Of course, for contraction to occur, a team owner has to accept a buyout. The Strip gives Royals owner David Glass credit for not pulling that trump card. “The Royals are absolutely not going to be contracted,” he said back in 2002, the last time baseball had contraction fever (catch it!).

The Glass family’s opinion may change, however, if voters reject this second plan to overhaul the stadiums. In 2004, a bistate proposal that included money for stadium rehabs failed everywhere but on the block where Joe Posnanski votes.

Besides, the Glasses don’t even have to embrace the idea of contraction for it to work its dark magic. Stadium-tax pushers could make it seem like it was mean ol’ Bud Selig’s idea. The man is a walking frown.
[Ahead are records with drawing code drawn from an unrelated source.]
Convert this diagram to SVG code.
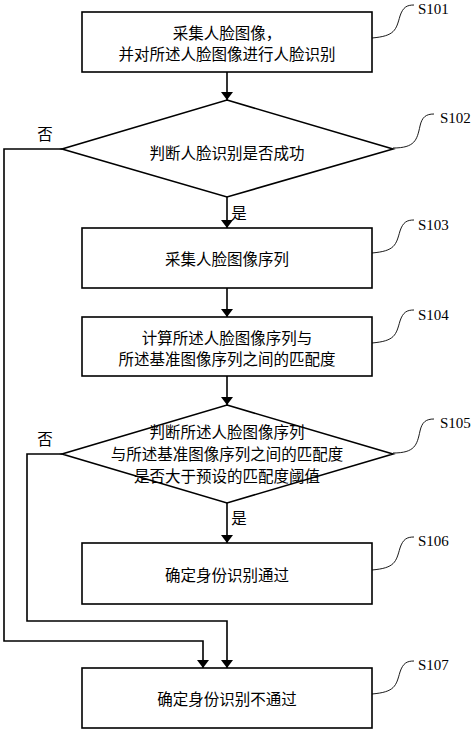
<svg xmlns="http://www.w3.org/2000/svg" width="474" height="731" viewBox="0 0 474 731">
<style>
.box{fill:#fff;stroke:#000;stroke-width:1.6}
.t{font-family:"Noto Sans CJK SC",sans-serif;font-size:15.5px;fill:#000;text-anchor:middle;dominant-baseline:central}
.lbl{font-family:"Liberation Serif",serif;font-size:15px;fill:#000}
.c{fill:none;stroke:#000;stroke-width:1.6}
.lead{fill:none;stroke:#000;stroke-width:0.9}
</style>
<defs>
<marker id="ah" viewBox="0 0 8 12" refX="8" refY="6" markerWidth="8" markerHeight="12" markerUnits="userSpaceOnUse" orient="auto">
<path d="M0,0 L8,6 L0,12 Z" fill="#000" transform="rotate(0)"/>
</marker>
</defs>
<rect width="474" height="731" fill="#fff"/>
<g id="connectors">
<line class="c" x1="227" y1="72" x2="227" y2="100" marker-end="url(#ah)"/>
<line class="c" x1="227" y1="197" x2="227" y2="228" marker-end="url(#ah)"/>
<line class="c" x1="227" y1="288" x2="227" y2="317" marker-end="url(#ah)"/>
<line class="c" x1="227" y1="376" x2="227" y2="405" marker-end="url(#ah)"/>
<line class="c" x1="227" y1="503" x2="227" y2="543" marker-end="url(#ah)"/>
<polyline class="c" points="62,149 4,149 4,641 203,641 203,668" marker-end="url(#ah)"/>
<polyline class="c" points="62,454 27,454 27,621 227,621 227,668" marker-end="url(#ah)"/>
<text class="t" x="45" y="133">否</text>
<text class="t" x="239" y="212">是</text>
<text class="t" x="45" y="438">否</text>
<text class="t" x="239" y="517">是</text>
</g>
<g id="S101">
<rect class="box" x="82" y="12" width="290" height="60"/>
<text class="t" x="227" y="32">采集人脸图像，</text>
<text class="t" x="227" y="53">并对所述人脸图像进行人脸识别</text>
<path class="lead" d="M372,38 C395,36 396,30 400,16 C403,7 407,5 414,5"/>
<text class="lbl" x="418" y="14">S101</text>
</g>
<g id="S102">
<polygon class="box" points="227,100 393,149 227,197 62,149"/>
<text class="t" x="227" y="152">判断人脸识别是否成功</text>
<path class="lead" d="M393,148 C415,148 417,140 420,126 C422,117 426,114 434,114"/>
<text class="lbl" x="440" y="123">S102</text>
</g>
<g id="S103">
<rect class="box" x="82" y="228" width="290" height="60"/>
<text class="t" x="227" y="258">采集人脸图像序列</text>
<path class="lead" d="M372,253 C395,251 396,245 400,231 C403,222 407,220 414,220"/>
<text class="lbl" x="418" y="230">S103</text>
</g>
<g id="S104">
<rect class="box" x="82" y="317" width="290" height="59"/>
<text class="t" x="227" y="337">计算所述人脸图像序列与</text>
<text class="t" x="227" y="358">所述基准图像序列之间的匹配度</text>
<path class="lead" d="M372,343 C395,341 396,335 400,321 C403,312 407,310 414,310"/>
<text class="lbl" x="418" y="320">S104</text>
</g>
<g id="S105">
<polygon class="box" points="227,405 393,454 227,503 62,454"/>
<text class="t" x="227" y="431">判断所述人脸图像序列</text>
<text class="t" x="227" y="453">与所述基准图像序列之间的匹配度</text>
<text class="t" x="227" y="475">是否大于预设的匹配度阈值</text>
<path class="lead" d="M393,453 C415,453 417,445 420,431 C422,422 426,419 434,419"/>
<text class="lbl" x="440" y="428">S105</text>
</g>
<g id="S106">
<rect class="box" x="82" y="543" width="290" height="61"/>
<text class="t" x="227" y="574">确定身份识别通过</text>
<path class="lead" d="M372,570 C395,568 396,562 400,548 C403,539 407,537 414,537"/>
<text class="lbl" x="418" y="546">S106</text>
</g>
<g id="S107">
<rect class="box" x="82" y="668" width="290" height="60"/>
<text class="t" x="227" y="698">确定身份识别不通过</text>
<path class="lead" d="M372,694 C395,692 396,686 400,672 C403,663 407,661 414,661"/>
<text class="lbl" x="418" y="670">S107</text>
</g>
</svg>
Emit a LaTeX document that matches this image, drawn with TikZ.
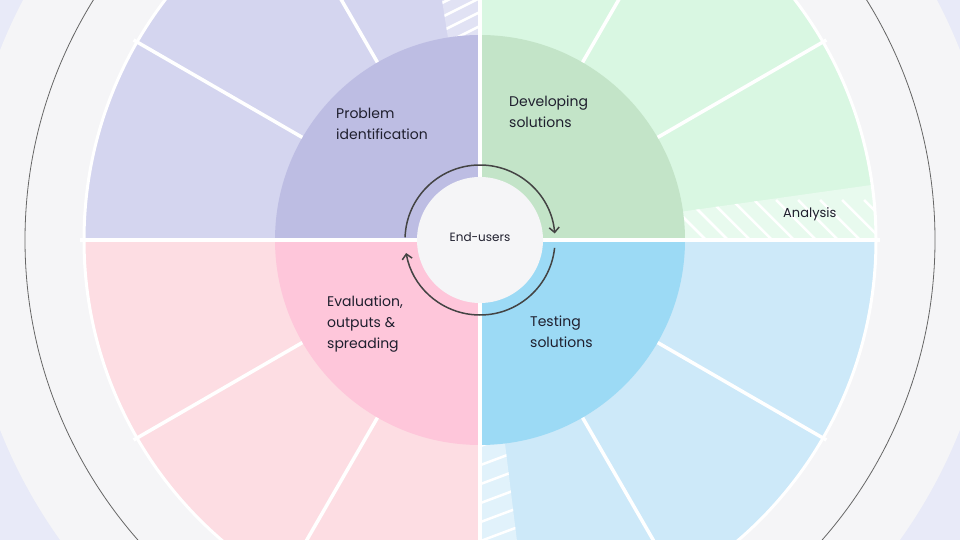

But this meat patty doubts that baseball has the rocks to take the drastic step of eliminating teams. For one thing, the departing owners would demand a substantial sum for renouncing their membership in a very exclusive club. Court challenges present another hurdle. When the Minnesota Twins faced the potential of a long dirt nap, the agency that runs the Metrodome filed suit — America’s other favorite pastime.

In fact, the Strip is willing to play hardball with this one. Really, a team that hires a manager who botches lineup cards and thinks Terrence Long is an everyday player probably deserves extinction. And while we’re on the subject of how the past few years have played out, let’s consider how the Royals’ amateur draft of 2001 might not produce a single major-league player — a feat of staggering incompetence.

Yeah, it would suck to have to find a new home for the George Brett statue outside Kauffman Stadium. But the Strip bets that bronzed batting crouch stays put. Brett’s career, in fact, provides a lesson for Jackson County residents who’re going to have to withstand an onslaught of scare tactics as the stadium-tax campaign gears up: Good citizens, like good hitters, don’t back away when the pitcher decides to work inside.